Hidup memang keras, penuh cobaan dan ujian, banyak rintangan dan godaan, penuh dengan batu terjal dan karang tajam yang tiada henti-hentinya mengetuk pintu kesadaran. Seperti menusuk dan menghentak-hentak jiwa kita dalam gejolak ingin tahu tentang apa yang akan terjadi hari ini, hari esok dan yang akan datang. Tetapi siapa yang menduga dalamnya samudera kehidupan, ganasnya badai cobaan dan lembutnya angin Ilahi yang menyejukan hati.

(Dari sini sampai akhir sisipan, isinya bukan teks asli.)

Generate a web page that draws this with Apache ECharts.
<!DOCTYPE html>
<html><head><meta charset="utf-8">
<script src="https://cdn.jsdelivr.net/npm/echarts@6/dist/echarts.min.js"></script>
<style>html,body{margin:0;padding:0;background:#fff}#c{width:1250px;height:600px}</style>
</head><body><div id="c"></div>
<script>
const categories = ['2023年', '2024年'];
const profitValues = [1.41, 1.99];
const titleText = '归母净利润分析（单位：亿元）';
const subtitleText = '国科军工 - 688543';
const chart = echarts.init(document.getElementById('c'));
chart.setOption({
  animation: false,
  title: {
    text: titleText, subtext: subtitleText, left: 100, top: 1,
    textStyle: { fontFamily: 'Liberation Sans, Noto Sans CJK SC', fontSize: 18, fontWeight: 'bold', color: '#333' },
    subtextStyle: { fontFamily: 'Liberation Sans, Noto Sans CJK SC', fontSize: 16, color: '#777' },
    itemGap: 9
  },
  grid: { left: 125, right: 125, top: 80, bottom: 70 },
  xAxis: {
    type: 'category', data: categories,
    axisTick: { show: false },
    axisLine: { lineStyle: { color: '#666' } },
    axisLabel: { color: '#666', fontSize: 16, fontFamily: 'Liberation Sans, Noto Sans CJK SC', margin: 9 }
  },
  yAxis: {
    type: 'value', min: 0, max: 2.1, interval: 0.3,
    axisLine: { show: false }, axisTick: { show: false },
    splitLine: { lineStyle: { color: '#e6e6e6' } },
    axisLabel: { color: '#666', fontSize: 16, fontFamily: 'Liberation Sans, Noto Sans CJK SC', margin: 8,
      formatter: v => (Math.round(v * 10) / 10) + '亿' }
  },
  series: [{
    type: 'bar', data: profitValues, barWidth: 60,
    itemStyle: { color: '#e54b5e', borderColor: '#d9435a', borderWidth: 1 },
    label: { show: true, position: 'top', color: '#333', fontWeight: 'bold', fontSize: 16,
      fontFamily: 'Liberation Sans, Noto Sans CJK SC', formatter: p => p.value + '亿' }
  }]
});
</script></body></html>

Begitulah gambaran hidup, bagai seorang pelaut yang mengarungi samudera luas. Semuanya datang dengan tidak terduga. Namun bagi yang telah memahami rahasia kehidupan, semua kejadian tidak akan mengejutkannya lagi. Walaupun yang akan terjadi pastilah terjadi. Karena semua yang akan terjadi sudah dapat dibaca tanda-tandanya. Seperti akan datangnya badai dilautan, pelaut yang berpengalaman sudah dapat menduga sebelumnya. Dengan membaca keadaan awan serta laju bertiupnya angin.
Begitu juga dengan kehidupan, manusia yang telah memahami rahasia kehidupan yang disebut Jagad besar dan jagad cilik, semua kejadian tidak akan mengherankannya lagi. Dan setelah memahami akan arti semua rahasia kehidupan itu, tidaklah nanti kita akan lari dari kenyataan. Tidak boleh mengingkari kebenaran. Harus menerima apa adanya, yang bisa dilakukan hanya berupa mengurangi bencana, bukan membiarkan badai taufan (cobaan/ujian/bencana) menghancurkan perahu kehidupannya.
Karena apapun yang terjadi didunia atau pada manusia itu sudah menjadi kehendak Tuhan. Walaupun begitu manusia diwajibkan berusaha untuk menghadapi berbagai benturan-benturan badai kehidupan. Tuhan tidak akan merubah nasib seseorang kalau orang itu sendiri tidak mau berusaha merubahnya.
Maka agar selamat dalam mengarungi samudera kehidupan ini, manusia harus bersekutu dengan Tuhan (taqwa). Melalui cara-cara / tuntunan yang telah dibentangkan oleh Tuhan untuk manusia. Seperti pelaut yang mempelajari rahasia alam dilautan, untuk menaklukan badai taufan. Bahkan setelah mampu mengenal air laut lebih dekat lagi. Gelombang besar yang bergulung-gulung itu dapat dimanfaatkan untuk senang-senang, seperti bermain ‘selancar angin’. Gelombang setinggi bukit itu tidak lagi mengerikan tetapi menyenangkan.
Paduannya adalah ketelitian, mengamati gerak kehidupan. Mengendapkan segala peristiwa kedalam sadar yang hakiki. Dengan ketenangan jiwa dan menyingkirkan segala syak wasangka.
Mengamati kehidupan dengan teliti dan telaten (ulet) mempergunakan kecerdasan dan kecerdikan maka akan bertemu dengan rahasia hidup yang disebut jagad gede dan jagad cilik (manunggaling jagad cilik lan jagad gede). Untuk mencapai kewaspadaan batin; dapat mengetahui apapun yang bakal terjadi (weruh sadurunge winarah).